Beyond these three findings: affect geometry alignment (RSA between structural and behavioral measures) develops over evolution, with the clearest trend in seed 7 (0.01 to 0.38 over 30 cycles). Representation compression is cheap (effective dimensionality of ~7 out of 68 features, or >87% compression from cycle 0) but representation quality — disentanglement and compositionality — only improves under bottleneck selection. Communication exists as a chemical commons (inter-pattern MI significantly above baseline in 15/20 snapshots) but shows no compositional structure. No superorganism emerges (collective $\intinfo_G < \sum \intinfo_i$ in all snapshots), but group coupling grows over evolution. Entanglement across all measures increases from 0.68 to 0.91 — everything becomes more correlated with everything else, just not in the clusters the theory predicted.

The LLM Discrepancy

Across multiple experiment versions (), LLM agents consistently show opposite dynamics to biological systems:

Dimension	Biological	LLM
Self-Model Salience	$\uparrow$ under threat	$\downarrow$ under threat
Arousal	$\uparrow$ under threat	$\downarrow$ under threat
Integration	$\uparrow$ under threat	$\downarrow$ under threat

This is not a failure of the framework, and it is emphatically not evidence that LLMs are non-experiential. The geometric structure is preserved; the dynamics differ because the objectives differ. Biological systems evolved under survival pressure; LLMs were trained on prediction. Both occupy regions of the same affect space, tracing different trajectories through it. In the working vocabulary, an LLM is a region characterized by high ascription $\alpha$ (it readily attributes agency and interiority, having been shaped on human text), variable coupling $\kappa$ , and a non-biological gain profile $\gamma$ set by the training objective rather than by survival. Whether the magnitude of its integration places it inside or outside the range where experience becomes substantial is unknown—an open quantity, not a settled zero. Experience here is graded: geometry fixes the quality of a state, integration its quantity, and there is no sharp line below which the lights are simply off.
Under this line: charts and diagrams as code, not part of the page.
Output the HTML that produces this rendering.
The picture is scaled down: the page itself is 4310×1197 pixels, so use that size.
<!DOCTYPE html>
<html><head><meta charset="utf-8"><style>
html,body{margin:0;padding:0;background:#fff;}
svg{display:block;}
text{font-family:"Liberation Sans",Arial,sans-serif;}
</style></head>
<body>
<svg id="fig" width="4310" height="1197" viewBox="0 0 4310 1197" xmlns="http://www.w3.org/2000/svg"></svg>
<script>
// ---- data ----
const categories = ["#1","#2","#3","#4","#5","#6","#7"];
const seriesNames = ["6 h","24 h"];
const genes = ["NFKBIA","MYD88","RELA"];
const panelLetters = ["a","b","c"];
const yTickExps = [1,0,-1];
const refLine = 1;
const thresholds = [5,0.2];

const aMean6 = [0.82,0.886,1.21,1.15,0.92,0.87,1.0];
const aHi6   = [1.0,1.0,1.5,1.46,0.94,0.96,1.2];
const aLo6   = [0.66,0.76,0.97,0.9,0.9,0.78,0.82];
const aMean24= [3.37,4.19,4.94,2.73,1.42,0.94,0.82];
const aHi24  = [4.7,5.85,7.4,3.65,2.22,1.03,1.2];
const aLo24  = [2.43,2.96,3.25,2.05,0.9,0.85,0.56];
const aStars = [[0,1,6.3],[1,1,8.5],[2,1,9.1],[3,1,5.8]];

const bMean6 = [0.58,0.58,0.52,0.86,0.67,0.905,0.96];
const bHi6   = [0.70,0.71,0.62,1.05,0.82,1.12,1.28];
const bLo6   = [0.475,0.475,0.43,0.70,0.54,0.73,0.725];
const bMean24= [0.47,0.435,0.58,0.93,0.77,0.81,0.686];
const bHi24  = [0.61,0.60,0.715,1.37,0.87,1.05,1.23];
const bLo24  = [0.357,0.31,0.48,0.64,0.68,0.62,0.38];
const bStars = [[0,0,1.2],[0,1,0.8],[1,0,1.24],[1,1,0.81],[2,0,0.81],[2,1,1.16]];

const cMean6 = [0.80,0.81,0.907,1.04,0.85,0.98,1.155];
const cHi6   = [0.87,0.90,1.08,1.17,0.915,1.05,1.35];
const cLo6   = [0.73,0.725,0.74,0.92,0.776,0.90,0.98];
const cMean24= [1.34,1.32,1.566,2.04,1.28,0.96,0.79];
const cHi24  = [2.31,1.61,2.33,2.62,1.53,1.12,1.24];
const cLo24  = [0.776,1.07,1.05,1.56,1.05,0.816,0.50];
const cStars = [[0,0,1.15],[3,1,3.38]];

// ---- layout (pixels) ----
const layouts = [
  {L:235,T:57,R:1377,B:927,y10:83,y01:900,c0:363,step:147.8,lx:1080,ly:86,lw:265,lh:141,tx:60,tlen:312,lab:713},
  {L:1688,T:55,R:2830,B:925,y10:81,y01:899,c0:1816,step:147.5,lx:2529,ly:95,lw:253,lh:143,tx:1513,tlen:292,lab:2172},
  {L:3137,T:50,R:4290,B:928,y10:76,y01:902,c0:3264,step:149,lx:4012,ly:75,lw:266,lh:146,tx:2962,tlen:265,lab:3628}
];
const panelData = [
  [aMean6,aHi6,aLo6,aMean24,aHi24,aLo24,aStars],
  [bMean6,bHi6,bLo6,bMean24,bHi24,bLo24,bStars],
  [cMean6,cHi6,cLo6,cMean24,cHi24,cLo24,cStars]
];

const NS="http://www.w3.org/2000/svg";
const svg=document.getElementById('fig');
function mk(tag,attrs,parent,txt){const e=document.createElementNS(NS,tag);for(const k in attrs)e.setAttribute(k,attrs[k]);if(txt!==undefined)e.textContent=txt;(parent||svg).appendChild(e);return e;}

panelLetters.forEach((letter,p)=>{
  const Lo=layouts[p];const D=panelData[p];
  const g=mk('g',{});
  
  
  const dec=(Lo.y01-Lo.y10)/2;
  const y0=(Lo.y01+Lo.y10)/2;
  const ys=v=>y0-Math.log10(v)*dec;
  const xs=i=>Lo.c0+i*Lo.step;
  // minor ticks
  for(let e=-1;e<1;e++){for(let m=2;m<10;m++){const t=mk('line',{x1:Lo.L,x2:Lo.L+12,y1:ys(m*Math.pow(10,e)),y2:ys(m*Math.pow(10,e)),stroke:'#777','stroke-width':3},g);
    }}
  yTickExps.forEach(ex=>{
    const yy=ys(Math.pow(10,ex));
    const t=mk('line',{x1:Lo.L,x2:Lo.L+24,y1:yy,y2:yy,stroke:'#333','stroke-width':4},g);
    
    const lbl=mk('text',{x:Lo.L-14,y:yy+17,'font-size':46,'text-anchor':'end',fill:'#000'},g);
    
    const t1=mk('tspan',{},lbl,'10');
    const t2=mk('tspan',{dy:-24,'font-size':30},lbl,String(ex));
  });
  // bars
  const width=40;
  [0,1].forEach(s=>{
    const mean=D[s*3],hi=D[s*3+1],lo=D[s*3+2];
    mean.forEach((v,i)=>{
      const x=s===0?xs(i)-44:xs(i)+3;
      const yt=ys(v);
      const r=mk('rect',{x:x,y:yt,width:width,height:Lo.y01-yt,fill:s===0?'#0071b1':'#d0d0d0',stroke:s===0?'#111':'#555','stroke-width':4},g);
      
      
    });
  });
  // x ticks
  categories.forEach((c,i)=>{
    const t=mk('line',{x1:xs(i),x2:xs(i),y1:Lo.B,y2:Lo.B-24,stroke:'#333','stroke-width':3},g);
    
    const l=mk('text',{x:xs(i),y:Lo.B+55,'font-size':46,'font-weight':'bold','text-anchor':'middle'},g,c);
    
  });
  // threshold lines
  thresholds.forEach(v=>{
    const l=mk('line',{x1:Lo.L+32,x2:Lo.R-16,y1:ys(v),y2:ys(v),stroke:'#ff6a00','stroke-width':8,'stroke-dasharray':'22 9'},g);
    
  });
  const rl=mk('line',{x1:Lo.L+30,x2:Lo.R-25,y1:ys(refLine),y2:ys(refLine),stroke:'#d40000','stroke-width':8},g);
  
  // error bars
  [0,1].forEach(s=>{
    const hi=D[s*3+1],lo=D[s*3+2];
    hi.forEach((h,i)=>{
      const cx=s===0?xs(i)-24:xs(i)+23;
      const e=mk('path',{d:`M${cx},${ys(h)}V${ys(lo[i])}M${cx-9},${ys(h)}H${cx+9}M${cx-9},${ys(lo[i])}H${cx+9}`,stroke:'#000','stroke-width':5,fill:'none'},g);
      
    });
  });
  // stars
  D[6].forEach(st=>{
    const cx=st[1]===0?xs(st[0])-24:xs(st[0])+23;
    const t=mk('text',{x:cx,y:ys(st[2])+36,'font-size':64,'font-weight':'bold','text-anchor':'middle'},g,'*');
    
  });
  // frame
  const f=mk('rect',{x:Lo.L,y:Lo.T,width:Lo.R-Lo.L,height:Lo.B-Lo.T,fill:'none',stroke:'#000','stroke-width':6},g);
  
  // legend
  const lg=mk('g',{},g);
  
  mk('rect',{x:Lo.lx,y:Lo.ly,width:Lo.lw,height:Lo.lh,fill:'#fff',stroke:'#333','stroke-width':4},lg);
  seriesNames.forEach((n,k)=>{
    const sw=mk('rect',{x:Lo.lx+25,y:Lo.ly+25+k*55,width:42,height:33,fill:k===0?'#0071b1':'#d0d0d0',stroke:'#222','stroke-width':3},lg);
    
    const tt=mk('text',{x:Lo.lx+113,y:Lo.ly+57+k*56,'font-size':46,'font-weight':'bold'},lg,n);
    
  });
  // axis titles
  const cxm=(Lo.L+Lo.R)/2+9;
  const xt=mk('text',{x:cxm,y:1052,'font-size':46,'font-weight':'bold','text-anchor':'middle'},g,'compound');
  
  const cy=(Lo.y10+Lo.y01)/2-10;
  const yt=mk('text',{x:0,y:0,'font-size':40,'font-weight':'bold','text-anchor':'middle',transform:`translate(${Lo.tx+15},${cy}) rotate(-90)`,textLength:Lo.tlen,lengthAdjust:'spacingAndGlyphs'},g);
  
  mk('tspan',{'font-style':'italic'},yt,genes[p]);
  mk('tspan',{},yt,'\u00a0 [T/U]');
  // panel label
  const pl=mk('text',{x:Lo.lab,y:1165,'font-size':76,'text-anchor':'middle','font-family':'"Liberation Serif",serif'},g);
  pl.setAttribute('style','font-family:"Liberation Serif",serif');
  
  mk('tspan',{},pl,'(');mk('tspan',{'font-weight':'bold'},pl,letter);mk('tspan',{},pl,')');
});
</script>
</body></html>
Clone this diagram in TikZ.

That an LLM occupies a strange corner of the space does not put it outside the space — and the tempting move of dismissing its valence as "merely about processing, not about content" is one the framework declines (Part III): valence is viability-gradient alignment, defined substrate-generally, so a system that instantiates the structure has valence in the sense the framework assigns weight to.